The left graph below depicts age adjusted incidence rate of breast cancer in white females. The data were derived from the SEER data base. The age adjusted rate stands for the chance of a woman to get breast cancer at a given age. Up to the age of 45y the curve becomes steeper and steeper and then takes a turn and   climbs    somewhat slower. At the age of 75y it reaches a peak and then declines. The right graph depicts the rate of change of the left graph, known also as incidence rate acceleration IA = Incidence[age] - Incidence[age+1].

Thet change in the slope at the age of 45y is known as Clemmessen’s hook (Clemmesen J: Carcinoma of the breast. Br J Radiol 21(252): 583–590, 1948). It is attributed to menopause.  Yet there is more to it. The curve indicates the  capability of the organism to resist cancer.   Two processes determine the outcome of cancer. 1. From birth and onward cancer is driven by an independent carcinogenic process. 2. Tumor growth which is controlled by the organism.  The age adjusted incidence depicts the probability of tumor surfacing at a given age.

This probability is determined by the tumor growth rate. The faster tumor growth the steeper the curve.  Tumor growth rate depends further on   host resistance.    Initially host resistance is low and  the rate of tumor surfacing rises. At the age of 45y the curve takes a turn and rises slower.   Beyond the age of 80y tumor surfacing stops.

The downward trend of the curve in old age has yet another explanation. Since at this age death from myocardial infarction or stroke predominates, some of these patients may carry into their grave a hidden cancer
and contribute to the downward incidence rate.

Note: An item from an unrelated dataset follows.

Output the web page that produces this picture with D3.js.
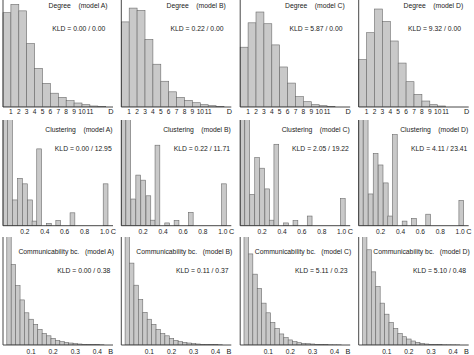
<!DOCTYPE html>
<html><head><meta charset="utf-8">
<script src="https://cdn.jsdelivr.net/npm/d3@7"></script>
<style>
body{margin:0;background:#fff}
svg{display:block}
text{font-family:"Liberation Sans",Arial,sans-serif;fill:#1a1a1a;white-space:pre}
</style>
</head><body>
<svg id="chart" width="474" height="355"></svg>
<script>
// ---------- data ----------
const models = ["A", "B", "C", "D"];

// Degree histogram: bins (k-1, k], percent of nodes
const degreeBins = [1, 2, 3, 4, 5, 6, 7, 8, 9, 10, 11, 12, 13];
const degreeA = [20.5, 22.3, 20.9, 13.8, 8.4, 5.15, 3.0, 2.1, 1.37, 0.87, 0.5, 0.22, 0.07];
const degreeB = [18.5, 21.5, 21.0, 14.7, 9.3, 5.6, 3.3, 2.1, 1.45, 0.93, 0.5, 0.28, 0.07];
const degreeC = [13.0, 18.3, 20.65, 18.1, 13.5, 8.7, 5.2, 2.25, 1.15, 0.5, 0.28, 0.15];
const degreeD = [10.3, 16.15, 21.3, 18.6, 14.35, 9.55, 5.5, 2.75, 1.3, 0.5, 0.22];
const degreeTicks = [1, 2, 3, 4, 5, 6, 7, 8, 9, 10, 11];

// Clustering histogram: bin centres, percent of nodes
const clusterBins = [0, 0.05, 0.1, 0.15, 0.2, 0.252, 0.296, 0.343, 0.441, 0.535, 0.678, 1.011];
const clusterA = [38, 26, 5.6, 10.3, 9.1, 5.6, 1.0, 16.7, 0.5, 1.15, 2.8, 9.1];
const clusterB = [38, 26, 5.8, 11.0, 9.9, 6.5, 1.2, 17.5, 0.6, 1.15, 2.9, 9.1];
const clusterC = [38, 26, 6.8, 14.8, 12.5, 8.0, 1.2, 17.7, 0.6, 1.1, 2.1, 5.9];
const clusterD = [38, 26, 6.9, 15.7, 13.2, 9.3, 2.1, 19.8, 1.0, 1.6, 2.5, 5.5];
const clusterTicks = [0.2, 0.4, 0.6, 0.8, 1.0];

// Communicability betweenness histogram: bin centres, percent of nodes
const commBins = [0, 0.02, 0.04, 0.06, 0.08, 0.10, 0.12, 0.14, 0.16, 0.18, 0.20,
                  0.22, 0.24, 0.26, 0.28, 0.30, 0.32, 0.34, 0.36, 0.38, 0.40, 0.42];
const commA = [35, 17.5, 12.9, 9.8, 7.0, 5.6, 4.5, 3.4, 2.5, 2.0, 1.45, 1.0, 0.72, 0.58, 0.43, 0.29, 0.22, 0.15, 0.11, 0.09, 0.07, 0.05];
const commB = [35, 17.8, 13.0, 9.9, 7.1, 5.6, 4.5, 3.4, 2.5, 2.0, 1.45, 1.0, 0.72, 0.58, 0.43, 0.29, 0.22, 0.15, 0.11, 0.09, 0.07, 0.05];
const commC = [35, 19.8, 15.4, 12.3, 9.1, 7.0, 4.9, 3.6, 2.4, 1.6, 1.1, 0.72, 0.5, 0.37, 0.28, 0.22, 0.15, 0.11, 0.07, 0.05, 0.04, 0.03];
const commD = [35, 20.7, 15.9, 12.7, 9.1, 6.7, 4.9, 3.6, 2.5, 1.8, 1.3, 0.87, 0.58, 0.37, 0.22, 0.15, 0.11, 0.07, 0.05, 0.04, 0.03, 0.02];
const commTicks = [0.1, 0.2, 0.3, 0.4];

const kldDegree = ["0.00 / 0.00", "0.22 / 0.00", "5.87 / 0.00", "9.32 / 0.00"];
const kldCluster = ["0.00 / 12.95", "0.22 / 11.71", "2.05 / 19.22", "4.11 / 23.41"];
const kldComm = ["0.00 / 0.38", "0.11 / 0.37", "5.11 / 0.23", "5.10 / 0.48"];

// ---------- layout ----------
const colX = [3, 121.3, 240.2, 358.7];
const pxPerUnit = 4.6;

const rows = [
  { name: "Degree    ", letter: "D", top: 0, axisY: 107, bins: degreeBins, width: 1, center: k => k - 0.5,
    series: [degreeA, degreeB, degreeC, degreeD], ticks: degreeTicks, tickFmt: d => String(d),
    kld: kldDegree, domain: [0, 14], zeroOff: 0, span: 110.6,
    titleEnd: 104.5, titleY: 7.5, kldEnd: 102.3, kldY: 31, tickDy: 7, letterOff: 108 },
  { name: "Clustering    ", letter: "C", top: 120, axisY: 225.7, bins: clusterBins, width: 0.048, center: c => c,
    series: [clusterA, clusterB, clusterC, clusterD], ticks: clusterTicks, tickFmt: d3.format(".1f"),
    kld: kldCluster, domain: [0, 1.1], zeroOff: 2, span: 109.45,
    titleEnd: 109.5, titleY: 132.3, kldEnd: 108.7, kldY: 150.7, tickDy: 8, letterOff: 110.3 },
  { name: "Communicability bc.   ", letter: "B", top: 237, axisY: 345, bins: commBins, width: 0.02, center: c => c,
    series: [commA, commB, commC, commD], ticks: commTicks, tickFmt: d3.format(".1f"),
    kld: kldComm, domain: [0, 0.5], zeroOff: 6, span: 110.5,
    titleEnd: 111, titleY: 254, kldEnd: 107.3, kldY: 273, tickDy: 8.5, letterOff: 107.7 }
];

const svg = d3.select("#chart");
const defs = svg.append("defs");

rows.forEach((row, ri) => {
  defs.append("clipPath").attr("id", "clip" + ri)
    .append("rect").attr("x", 0).attr("y", row.top).attr("width", 474).attr("height", row.axisY - row.top);

  const y = d3.scaleLinear().domain([0, (row.axisY - row.top) / pxPerUnit]).range([row.axisY, row.top]);

  models.forEach((m, ci) => {
    const x0 = colX[ci];
    const x = d3.scaleLinear().domain(row.domain).range([x0 + row.zeroOff, x0 + row.zeroOff + row.span]);
    const g = svg.append("g");
    const vals = row.series[ci];
    const data = vals.map((v, i) => ({ c: row.center(row.bins[i]), v }));

    g.append("g").attr("clip-path", `url(#clip${ri})`)
      .selectAll("rect").data(data).join("rect")
      .attr("x", d => Math.max(x(d.c - row.width / 2), x0))
      .attr("width", d => x(d.c + row.width / 2) - Math.max(x(d.c - row.width / 2), x0))
      .attr("y", d => y(d.v))
      .attr("height", d => row.axisY - y(d.v))
      .attr("fill", "#c9c9c9")
      .attr("stroke", "#6a6a6a")
      .attr("stroke-width", 0.6);

    // axes lines
    g.append("line").attr("x1", x0).attr("x2", x0 + 110).attr("y1", row.axisY).attr("y2", row.axisY)
      .attr("stroke", "#333").attr("stroke-width", 0.9);
    g.append("line").attr("x1", x0).attr("x2", x0).attr("y1", row.top).attr("y2", row.axisY)
      .attr("stroke", "#333").attr("stroke-width", 0.9);

    // tick labels
    g.selectAll("text.tick").data(row.ticks).join("text")
      .attr("class", "tick")
      .attr("x", d => x(d)).attr("y", row.axisY + row.tickDy)
      .attr("text-anchor", "middle").attr("font-size", 6.6)
      .text(row.tickFmt);

    g.append("text").attr("x", x0 + row.letterOff).attr("y", row.axisY + row.tickDy)
      .attr("text-anchor", "middle").attr("font-size", 7.3).text(row.letter);

    // title and KLD
    g.append("text").attr("x", x0 + row.titleEnd).attr("y", row.titleY)
      .attr("text-anchor", "end").attr("font-size", 6.8)
      .attr("xml:space", "preserve")
      .text(row.name + "(model " + m + ")");
    g.append("text").attr("x", x0 + row.kldEnd).attr("y", row.kldY)
      .attr("text-anchor", "end").attr("font-size", 6.8)
      .text("KLD = " + row.kld[ci]);
  });
});
</script>
</body></html>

However phenomena like Clemmessen's hook indicate that the decline of the tumor surfacing rate starts relatively early in life when strokes are not so common like in old age.

Since tumor surfacing depends on   host resistance  the curve indicates that with age the organism resists cancer better and better attaining its greatest potency in advanced age. Menopause is a manifestation of rising  host resistance. Since some tumors are estrogen dependent, menopause slows down tumor growth.  This also is the rationale of the adjuvant chemotherapy of an estrogen antagonist called tamoxifen.

Since a similar curve flattening appears in most chronic cancers, like lung and bronchus (see below). Host resistance is mediated also by factors other than hormones.